My Pro Tips for a Smart Buy in Salisbury
- Understand NC Title Nuances: Be extra cautious with cars that have a “Salvage” or “Rebuilt” brand on the North Carolina title. While legal, it means the car was once declared a total loss. These vehicles can hide persistent electrical or structural problems that are difficult to detect. Always ask to see the physical title before any money changes hands.
- The Mistake I Almost Made: Early in my career, I nearly bought a car that seemed perfect. The seller was rushed, so I only did a 10-minute test drive. A mentor told me to go back and insist on a longer drive. Sure enough, after 20 minutes of driving, a subtle transmission shudder appeared once it fully warmed up. My rule now: a 30-minute test drive covering city streets and highway speeds is absolutely non-negotiable.

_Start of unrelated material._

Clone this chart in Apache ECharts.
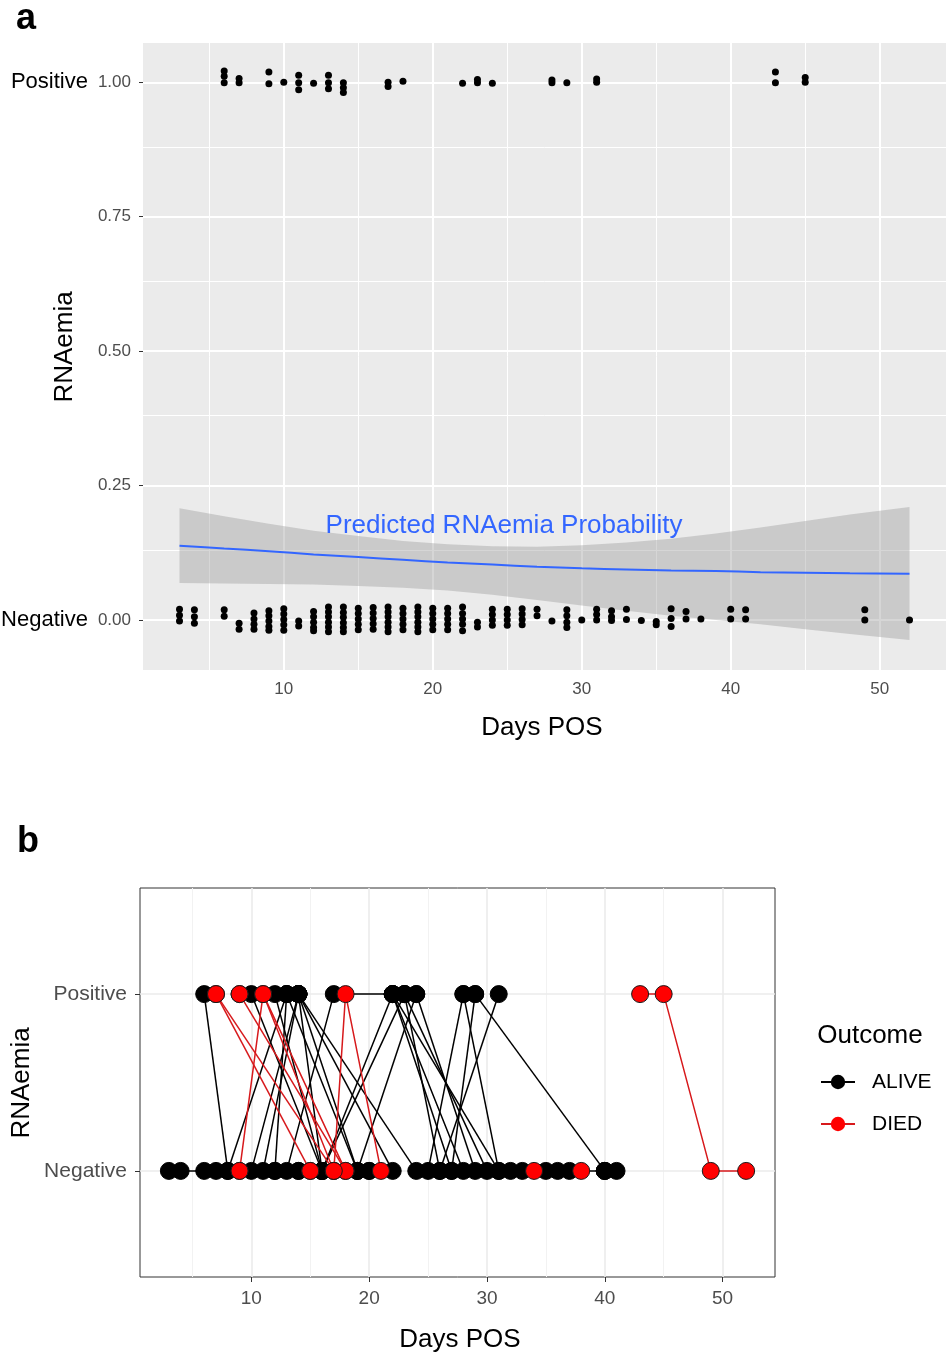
<!DOCTYPE html>
<html><head><meta charset="utf-8">
<script src="https://cdn.jsdelivr.net/npm/echarts@6/dist/echarts.min.js"></script>
<style>html,body{margin:0;padding:0;background:#fff}#c{width:949px;height:1358px}</style>
</head><body><div id="c"></div>
<script>
// ---------- Panel a: jittered observations ----------
const positiveObs = [[6,1.021],[6,1.011],[6,0.999],[7,1.007],[7,0.999],[9,1.019],[9,0.997],[10,1.0],
  [11,1.013],[11,0.999],[11,0.986],[12,0.998],[13,1.013],[13,0.999],[13,0.988],[14,0.999],[14,0.99],[14,0.981],
  [17,1.0],[17,0.992],[18,1.002],[22,0.998],[23,1.005],[23,0.999],[24,0.998],[28,1.004],[28,0.999],[29,0.999],
  [31,1.006],[31,1.0],[43,1.019],[43,0.999],[45,1.009],[45,1.0]];
const negativeObs = [
  [3,0.02],[3,0.009],[3,-0.002],[4,0.019],[4,0.006],[4,-0.006],[6,0.019],[6,0.007],[7,-0.006],[7,-0.017],
  [8,0.013],[8,0.002],[8,-0.008],[8,-0.017],[9,0.017],[9,0.008],[9,-0.002],[9,-0.012],[9,-0.019],
  [10,0.021],[10,0.011],[10,0.001],[10,-0.009],[10,-0.019],[11,-0.002],[11,-0.011],
  [12,0.016],[12,0.006],[12,-0.004],[12,-0.014],[12,-0.02],
  [13,0.024],[13,0.015],[13,0.006],[13,-0.004],[13,-0.013],[13,-0.022],
  [14,0.024],[14,0.014],[14,0.005],[14,-0.005],[14,-0.014],[14,-0.022],
  [15,0.022],[15,0.012],[15,0.002],[15,-0.008],[15,-0.018],
  [16,0.023],[16,0.013],[16,0.003],[16,-0.007],[16,-0.017],
  [17,0.024],[17,0.015],[17,0.006],[17,-0.004],[17,-0.013],[17,-0.022],
  [18,0.022],[18,0.012],[18,0.002],[18,-0.008],[18,-0.018],
  [19,0.024],[19,0.015],[19,0.006],[19,-0.004],[19,-0.013],[19,-0.022],
  [20,0.022],[20,0.012],[20,0.002],[20,-0.008],[20,-0.018],
  [21,0.022],[21,0.012],[21,0.002],[21,-0.008],[21,-0.018],
  [22,0.024],[22,0.012],[22,0.002],[22,-0.008],[22,-0.02],[23,-0.004],[23,-0.013],
  [24,0.02],[24,0.01],[24,0.0],[24,-0.01],[25,0.02],[25,0.01],[25,0.0],[25,-0.01],
  [26,0.021],[26,0.011],[26,0.001],[26,-0.009],[27,0.02],[27,0.008],[28,-0.002],
  [29,0.019],[29,0.008],[29,-0.004],[29,-0.014],[30,0.0],[31,0.02],[31,0.01],[31,0.0],
  [32,0.017],[32,0.006],[32,-0.001],[33,0.02],[33,0.001],[34,-0.001],[35,-0.003],[35,-0.009],
  [36,0.021],[36,0.003],[36,-0.012],[37,0.016],[37,0.002],[38,0.002],[40,0.02],[40,0.002],
  [41,0.019],[41,0.002],[49,0.019],[49,0.0],[52,0.0]];

// ---------- Panel a: logistic fit and confidence band ----------
const fitDays   = [3, 6, 9, 12, 15, 18, 21, 24, 27, 30, 33, 36, 39, 42, 45, 48, 52];
const fitProb   = [0.138, 0.133, 0.128, 0.122, 0.117, 0.112, 0.107, 0.103, 0.099, 0.096, 0.094, 0.092, 0.091, 0.089, 0.088, 0.087, 0.086];
const bandUpper = [0.208, 0.193, 0.179, 0.166, 0.156, 0.147, 0.141, 0.137, 0.136, 0.139, 0.144, 0.151, 0.161, 0.172, 0.184, 0.196, 0.210];
const bandLower = [0.069, 0.068, 0.067, 0.066, 0.063, 0.060, 0.055, 0.047, 0.037, 0.027, 0.017, 0.008, 0.000, -0.008, -0.017, -0.026, -0.037];

const xTicks = [10, 20, 30, 40, 50];
const xMinor = [5, 15, 25, 35, 45];
const yTicksA = [0, 0.25, 0.5, 0.75, 1.0];
const yMinorA = [0.125, 0.375, 0.625, 0.875];
const stateLabels = ['Negative', 'Positive'];

// ---------- Panel b: patient trajectories (N = Negative, P = Positive, number = day) ----------
const aliveTraj = [
  ['N3','N6'], ['N4'], ['P6','N8'], ['N7'], ['N8','P13'], ['N10','P14'], ['N11','P14'], ['N12','P13'],
  ['P10','N16'], ['P12','N16'], ['P13','N19'], ['P14','N16'], ['P14','N19'], ['P14','N22'], ['P14','N24'],
  ['N13','P17','P22','N28'], ['N16','P22'], ['N16','P23'], ['N19','P24'], ['P22','N27'], ['P23','N26'],
  ['P24','N29'], ['N25','P28'], ['N27','P29'], ['N26','P31'], ['P28','N31'], ['P29','N40'], ['P23','N30'],
  ['N20'], ['N37','N40'], ['N40','N41'], ['N14','N20'], ['N32','N33'], ['N35','N36'], ['N12','N14'], ['P22','N31']
];
const diedTraj = [
  ['P7','N15'], ['P7','N17'], ['N9','P11','N18'], ['N9','N15'], ['P9','P11','N17'], ['P9','N18'],
  ['N17','P18','N21'], ['N34','N38'], ['P43','P45','N49','N52']
];

// ---------- build ----------
const FONT = 'Liberation Sans, Arial, Helvetica, sans-serif';
const parse = s => [parseInt(s.slice(1), 10), s[0] === 'P' ? 2 : 1];

function gridLineSeries(xi, yi, vx, vy, color, width) {
  const d = [];
  vx.forEach(v => d.push({ xAxis: v }));
  vy.forEach(v => d.push({ yAxis: v }));
  return {
    type: 'line', xAxisIndex: xi, yAxisIndex: yi, data: [], z: 1, silent: true,
    markLine: { z: 1, silent: true, animation: false, symbol: ['none', 'none'], label: { show: false },
      lineStyle: { color: color, width: width, type: 'solid' }, emphasis: { disabled: true }, data: d }
  };
}

const series = [];
// panel a grid
series.push(gridLineSeries(0, 0, xMinor, yMinorA, '#FFFFFF', 1));
series.push(gridLineSeries(0, 0, xTicks, yTicksA, '#FFFFFF', 2));
// confidence band as a polygon through the axis scales
series.push({ type: 'custom', xAxisIndex: 0, yAxisIndex: 0, z: 2, silent: true,
  data: [[fitDays[0], bandLower[0]]],
  renderItem: (params, api) => {
    const pts = [];
    for (let i = 0; i < fitDays.length; i++) pts.push(api.coord([fitDays[i], bandUpper[i]]));
    for (let i = fitDays.length - 1; i >= 0; i--) pts.push(api.coord([fitDays[i], bandLower[i]]));
    return { type: 'polygon', shape: { points: pts }, style: { fill: 'rgba(153,153,153,0.4)' } };
  } });
series.push({ type: 'line', xAxisIndex: 0, yAxisIndex: 0, smooth: 0.3, symbol: 'none', z: 3, silent: true,
  lineStyle: { color: '#3366FF', width: 2 }, data: fitDays.map((d, i) => [d, fitProb[i]]) });
series.push({ type: 'scatter', xAxisIndex: 0, yAxisIndex: 0, symbolSize: 7, z: 4, silent: true,
  itemStyle: { color: '#000', opacity: 1 }, data: positiveObs.concat(negativeObs) });

// panel b grid
series.push(gridLineSeries(1, 1, xMinor, [], '#F2F2F2', 1));
series.push(gridLineSeries(1, 1, xTicks, [1, 2], '#EBEBEB', 1.6));
// trajectories
aliveTraj.forEach(t => series.push({ type: 'line', name: 'ALIVE', xAxisIndex: 1, yAxisIndex: 1, data: t.map(parse),
  symbol: 'circle', showSymbol: false, z: 2, silent: true, lineStyle: { color: '#000', width: 1.5 },
  itemStyle: { color: '#000' }, emphasis: { disabled: true } }));
diedTraj.forEach(t => series.push({ type: 'line', name: 'DIED', xAxisIndex: 1, yAxisIndex: 1, data: t.map(parse),
  symbol: 'circle', showSymbol: false, z: 2, silent: true, lineStyle: { color: '#D7191C', width: 1.5 },
  itemStyle: { color: '#FF0000' }, emphasis: { disabled: true } }));
const alivePts = [], diedPts = [];
aliveTraj.forEach(t => t.forEach(s => alivePts.push(parse(s))));
diedTraj.forEach(t => t.forEach(s => diedPts.push(parse(s))));
series.push({ type: 'scatter', xAxisIndex: 1, yAxisIndex: 1, symbolSize: 17, z: 3, silent: true,
  itemStyle: { color: '#000', borderColor: '#000', borderWidth: 1, opacity: 1 }, data: alivePts });
series.push({ type: 'scatter', xAxisIndex: 1, yAxisIndex: 1, symbolSize: 17, z: 4, silent: true,
  itemStyle: { color: '#FF0000', borderColor: '#1a1a1a', borderWidth: 1, opacity: 1 }, data: diedPts });

const tickStyle = { lineStyle: { color: '#333', width: 1 } };
const option = {
  animation: false,
  grid: [
    { left: 143, top: 43, width: 803, height: 627, show: true, backgroundColor: '#EBEBEB', borderWidth: 0,
      containLabel: false, outerBoundsMode: 'none' },
    { left: 140, top: 888, width: 635, height: 389, show: true, backgroundColor: '#FFFFFF', borderColor: '#333', borderWidth: 1,
      containLabel: false, outerBoundsMode: 'none' }
  ],
  xAxis: [
    { type: 'value', gridIndex: 0, min: 0.55, max: 54.45, axisLine: { show: false }, splitLine: { show: false },
      axisTick: Object.assign({ show: true, length: 4, customValues: xTicks }, tickStyle),
      axisLabel: { customValues: xTicks, color: '#4D4D4D', fontSize: 17, fontFamily: FONT, margin: 11 } },
    { type: 'value', gridIndex: 1, min: 0.55, max: 54.45, axisLine: { show: false }, splitLine: { show: false },
      axisTick: Object.assign({ show: true, length: 5, customValues: xTicks }, tickStyle),
      axisLabel: { customValues: xTicks, color: '#4D4D4D', fontSize: 19, fontFamily: FONT, margin: 12 } }
  ],
  yAxis: [
    { type: 'value', gridIndex: 0, min: -0.093, max: 1.073, axisLine: { show: false }, splitLine: { show: false },
      axisTick: Object.assign({ show: true, length: 4, customValues: yTicksA }, tickStyle),
      axisLabel: { customValues: yTicksA, margin: 12, fontFamily: FONT,
        formatter: v => {
          const t = '{t|' + v.toFixed(2) + '}';
          if (v === 1) return '{n|' + stateLabels[1] + '}' + t;
          if (v === 0) return '{n|' + stateLabels[0] + '}' + t;
          return t;
        },
        rich: { n: { fontSize: 22, color: '#000', fontFamily: FONT, padding: [0, 10, 0, 0] },
                t: { fontSize: 17, color: '#4D4D4D', fontFamily: FONT } } } },
    { type: 'value', gridIndex: 1, min: 0.4, max: 2.6, axisLine: { show: false }, splitLine: { show: false },
      axisTick: Object.assign({ show: true, length: 5, customValues: [1, 2] }, tickStyle),
      axisLabel: { customValues: [1, 2], formatter: v => stateLabels[Math.round(v) - 1], color: '#4D4D4D',
        fontSize: 21, fontFamily: FONT, margin: 13 } }
  ],
  legend: {
    data: ['ALIVE', 'DIED'], orient: 'vertical', left: 820, top: 1070, padding: 0, itemWidth: 34, itemHeight: 18,
    itemGap: 18, selectedMode: false, textStyle: { fontSize: 21, fontFamily: FONT, color: '#000', lineHeight: 24, padding: [0, 0, 0, 12] }
  },
  graphic: [
    { type: 'text', left: 16, top: 1, style: { text: 'a', font: 'bold 36px ' + FONT, fill: '#000' } },
    { type: 'text', left: 17, top: 824, style: { text: 'b', font: 'bold 36px ' + FONT, fill: '#000' } },
    { type: 'text', x: 542, y: 728, style: { text: 'Days POS', font: '26px ' + FONT, fill: '#000', align: 'center', verticalAlign: 'middle' } },
    { type: 'text', x: 460, y: 1340, style: { text: 'Days POS', font: '26px ' + FONT, fill: '#000', align: 'center', verticalAlign: 'middle' } },
    { type: 'text', x: 65, y: 347, rotation: Math.PI / 2, style: { text: 'RNAemia', font: '26px ' + FONT, fill: '#000', align: 'center', verticalAlign: 'middle' } },
    { type: 'text', x: 22, y: 1083, rotation: Math.PI / 2, style: { text: 'RNAemia', font: '26px ' + FONT, fill: '#000', align: 'center', verticalAlign: 'middle' } },
    { type: 'text', x: 870, y: 1036, style: { text: 'Outcome', font: '26px ' + FONT, fill: '#000', align: 'center', verticalAlign: 'middle' } },
    { type: 'text', x: 504, y: 526, z: 10, style: { text: 'Predicted RNAemia Probability', font: '26px ' + FONT, fill: '#3366FF', align: 'center', verticalAlign: 'middle' } }
  ],
  series: series
};
const chart = echarts.init(document.getElementById('c'), null, { renderer: 'canvas' });
chart.setOption(option);
</script></body></html>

- Check the NC Inspection Sticker: Look for the sticker on the inside of the windshield (usually lower left corner). Check the expiration date. A recently passed inspection is a good sign, but it’s not a substitute for your own thorough check or a PPI. It primarily covers safety and emissions, not the overall mechanical health of the car.

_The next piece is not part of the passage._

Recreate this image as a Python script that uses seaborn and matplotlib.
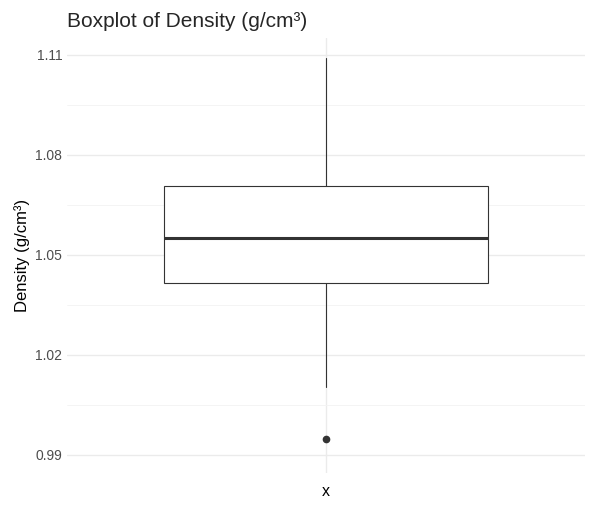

- Use Heat and Humidity to Your Advantage: On a hot Salisbury summer day, pay close attention to how the car behaves. Does the A/C blow ice cold after 15 minutes of driving in traffic? Do you smell a sweet scent of coolant, indicating a small leak in the cooling system? Does the engine temperature gauge stay steady? Heat can expose weaknesses that might be hidden on a cool day.
Frequently Asked Questions
What’s the most important thing to check on a used car in NC?
Besides a clean title, check thoroughly for rust and signs of flood damage. North Carolina’s humidity and proximity to the coast make vehicles susceptible to these issues, which can be expensive or impossible to properly repair.
Is a pre-purchase inspection (PPI) really worth the cost in Salisbury?
Absolutely, 100%. A PPI from a trusted local mechanic is the single best investment you can make. For around $150-$200, it can save you from a multi-thousand-dollar mistake and provides a powerful, unbiased report for price negotiation.
How can I check a used car’s history before seeing it?
Ask the seller for the 17-digit Vehicle Identification Number (VIN). Use this number to run a comprehensive vehicle history report on a service like CarFax or AutoCheck. This will reveal reported accidents, title issues, and service history.
Does the North Carolina “Lemon Law” apply to used cars?
Generally, no. The NC Lemon Law primarily applies to new vehicles. Used cars are typically sold “as-is,” which means once you buy the car, any problems that arise are your responsibility. This is why a thorough personal inspection and a professional PPI are so crucial.